Although us here in the gaming world could have seen this coming, the backlash against aggressive microtransactions has extended into the financial sector, where predictions and forecasts can have consequences.

Analyst Doug Creutz from financial service and investment banking firm Cowen made statements yesterday regarding the performance of Activision Blizzard and EA's stocks. "Game development times are getting longer, and R&D costs are growing faster than they had previously," he said to clients, according to CNBC. "This isn't a monopoly business … Angering your customer with bad [microtransactions] does matter."

Creutz held the values of Activision Blizzard and EA's shares at $66 and $104, which are seven and nine percent lower than the market's close, respectively. According to Creutz, gaming industry "plans to further expand live services revenue appear to have run into some roadblocks with gamers sounding off against some recent titles." He cites the uproar around the microtransactions in both Star Wars: Battlefront II and Destiny 2 (though in the case of the latter, Creutz also acknowledge other issues hindering the game's view in the eyes of fans). "[Star Wars Battlefront II] has pretty clearly significantly underperformed expectations and remains without a live services revenue stream, while Destiny 2 has at the least suffered some unwanted engagement attrition," Creutz said. "We suspect that 2018 will see a pullback on industry attempts to aggressively drive [microtransaction] growth as a result."

Microtransactions weren't the only reason Creutz cited for the lowered valuation, however. He also pointed out that a combination of high expectations from investors and player dissatisfaction could be cause for more underperformance. "It's not just that gamers are angry and complaining; there have clearly been performance consequences for the games involved. And in an industry where every company is dependent upon a relatively small number of franchises, this matters."

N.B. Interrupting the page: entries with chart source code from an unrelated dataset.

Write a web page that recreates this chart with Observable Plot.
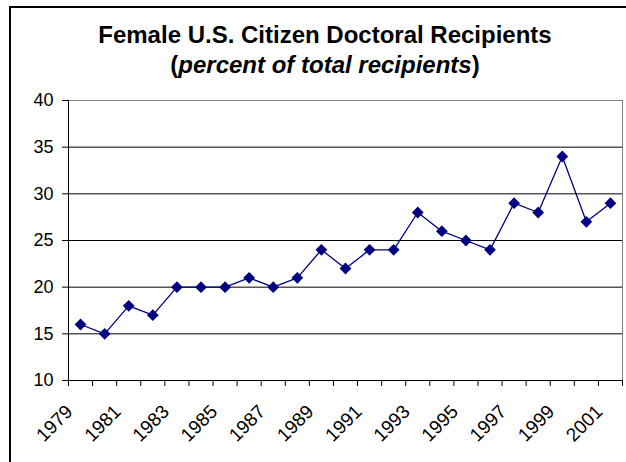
<!DOCTYPE html>
<html>
<head>
<meta charset="utf-8">
<script src="https://cdn.jsdelivr.net/npm/d3@7"></script>
<script src="https://cdn.jsdelivr.net/npm/@observablehq/plot@0.6"></script>
<style>
  html, body { margin: 0; padding: 0; background: #fff; }
  body { width: 626px; height: 462px; position: relative; overflow: hidden; font-family: "Liberation Sans", Arial, sans-serif; }
  #frame { position: absolute; left: 9px; top: 6px; width: 700px; height: 500px; border-left: 2px solid #000; border-top: 2px solid #000; }
  #title { position: absolute; left: 0; top: 20px; width: 650px; text-align: center; font-size: 24px; line-height: 30px; font-weight: bold; color: #000; }
  #chart { position: absolute; left: 0; top: 80px; }
</style>
</head>
<body>
<div id="frame"></div>
<div id="title">Female U.S. Citizen Doctoral Recipients<br>(<i>percent of total recipients</i>)</div>
<div id="chart"></div>
<script>
const years = [1979, 1980, 1981, 1982, 1983, 1984, 1985, 1986, 1987, 1988, 1989, 1990, 1991, 1992, 1993, 1994, 1995, 1996, 1997, 1998, 1999, 2000, 2001];
const percents = [16, 15, 18, 17, 20, 20, 20, 21, 20, 21, 24, 22, 24, 24, 28, 26, 25, 24, 29, 28, 34, 27, 29];
const yTicks = [10, 15, 20, 25, 30, 35, 40];
const xTickLabels = [1979, 1981, 1983, 1985, 1987, 1989, 1991, 1993, 1995, 1997, 1999, 2001];

const data = years.map((year, i) => ({year, value: percents[i]}));
const xMin = years[0] - 0.5;
const xMax = years[years.length - 1] + 0.5;
const boundaries = years.map(y => y - 0.5).concat([xMax]);
const yMin = yTicks[0], yMax = yTicks[yTicks.length - 1];

const chart = Plot.plot({
  width: 626,
  height: 382,
  marginLeft: 68,
  marginRight: 4,
  marginTop: 20,
  marginBottom: 82,
  style: {fontFamily: "'Liberation Sans', Arial, sans-serif", fontSize: "18px", color: "#000", background: "transparent"},
  x: {type: "linear", domain: [xMin, xMax]},
  y: {domain: [yMin, yMax]},
  marks: [
    Plot.ruleY(yTicks.slice(1, -1), {stroke: "#000", strokeWidth: 1}),
    Plot.ruleY([yMax], {stroke: "#808080", strokeWidth: 1}),
    Plot.ruleX([xMax], {stroke: "#808080", strokeWidth: 1}),
    Plot.ruleX([xMin], {stroke: "#000", strokeWidth: 1}),
    Plot.ruleY([yMin], {stroke: "#000", strokeWidth: 1}),
    Plot.axisY({ticks: yTicks, tickSize: 6, tickPadding: 9, label: null, fontSize: 18, stroke: "#000"}),
    Plot.axisX({ticks: boundaries, tickSize: 6, tickFormat: () => "", label: null, stroke: "#000"}),
    Plot.axisX({ticks: xTickLabels, tickSize: 0, tickRotate: -45, tickPadding: 10, dx: -11, dy: 18, tickFormat: d => String(d), label: null, fontSize: 19}),
    Plot.line(data, {x: "year", y: "value", stroke: "#000080", strokeWidth: 1.3}),
    Plot.dot(data, {x: "year", y: "value", symbol: "diamond2", r: 5.3, fill: "#000080", stroke: "none"})
  ]
});
document.getElementById("chart").appendChild(chart);
</script>
</body>
</html>
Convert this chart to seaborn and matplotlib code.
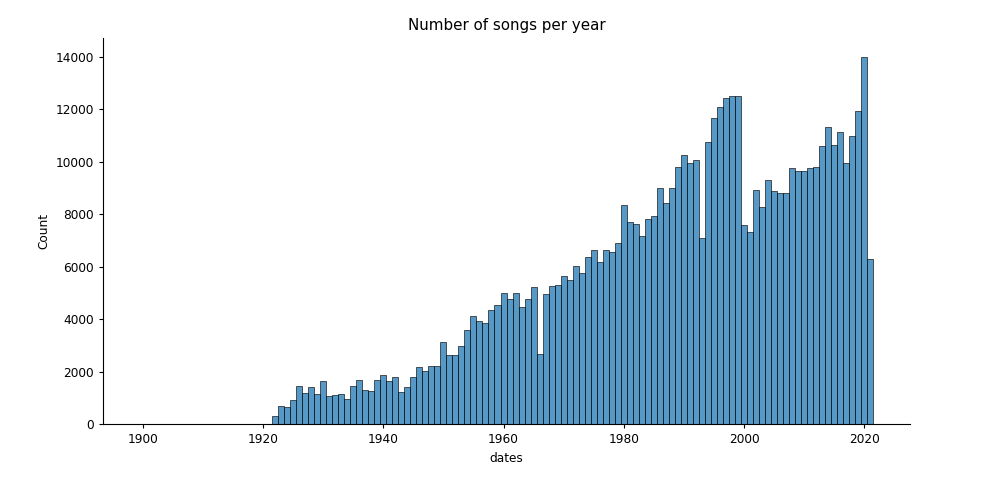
import numpy as np
import pandas as pd
import matplotlib
matplotlib.use("Agg")
import matplotlib.pyplot as plt
import seaborn as sns

# songs per release year
years = [1900] + list(range(1922, 2022))
counts = [2,
          300, 690, 650, 905, 1453, 1200, 1400, 1150, 1630, 1070,        # 1922-1931
          1110, 1150, 970, 1440, 1680, 1300, 1250, 1680, 1870, 1640,     # 1932-1941
          1785, 1210, 1400, 1785, 2170, 2015, 2205, 2205, 3120, 2625,    # 1942-1951
          2625, 2970, 3595, 4120, 3925, 3840, 4360, 4550, 5015, 4780,    # 1952-1961
          5015, 4460, 4780, 5210, 2685, 4975, 5250, 5290, 5635, 5510,    # 1962-1971
          6020, 5740, 6350, 6640, 6180, 6640, 6570, 6885, 8365, 7700,    # 1972-1981
          7610, 7165, 7830, 7930, 8990, 8415, 8990, 9805, 10275, 9945,   # 1982-1991
          10085, 7075, 10750, 11650, 12100, 12420, 12520, 12520, 7600, 7305,  # 1992-2001
          8925, 8275, 9310, 8885, 8800, 8800, 9755, 9650, 9650, 9755,    # 2002-2011
          9805, 10610, 11320, 10645, 11130, 9945, 10990, 11950, 14010, 6300]  # 2012-2021

df = pd.DataFrame({"dates": years, "n": counts})

plt.rcParams["xtick.labelsize"] = 8.7
plt.rcParams["ytick.labelsize"] = 8.7
plt.rcParams["axes.labelsize"] = 8.7
plt.rcParams["axes.titlesize"] = 10.9
plt.rcParams["xtick.major.size"] = 2.9
plt.rcParams["ytick.major.size"] = 2.9

fig, ax = plt.subplots(figsize=(10.05, 4.83), dpi=100)
fig.subplots_adjust(left=0.1025, right=0.9055, top=0.921, bottom=0.122)
sns.histplot(data=df, x="dates", weights="n", discrete=True, ax=ax)
sns.despine()
ax.set_title("Number of songs per year")
plt.savefig("out.png", dpi=100)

Apart from the financial effects of overreaching MTX, there may soon be more legal ramifications for including loot boxes in games, as Washington state Senator Kevin Ranker recently introduced a bill to investigate whether they constitute gambling. For its part, EA has stated it isn't giving up putting microstransactions in Battlefront II.

[Source: CNBC]

 

Our Take
Whenever a controversy regarding publsihers' actions and customers' outrage at them arises, there's an undercurrent of defeatism about whether anything will really change. But as the backlash against microtransactions continues to grow outside of acute outrage and into chronic distrust, it's looking ever more likely that anger will start to affect publishers' actions in a measurable way. Hopefully, this will manifest in us looking back at this time years from now and thinking "remember when tons of console games had microtransactions?"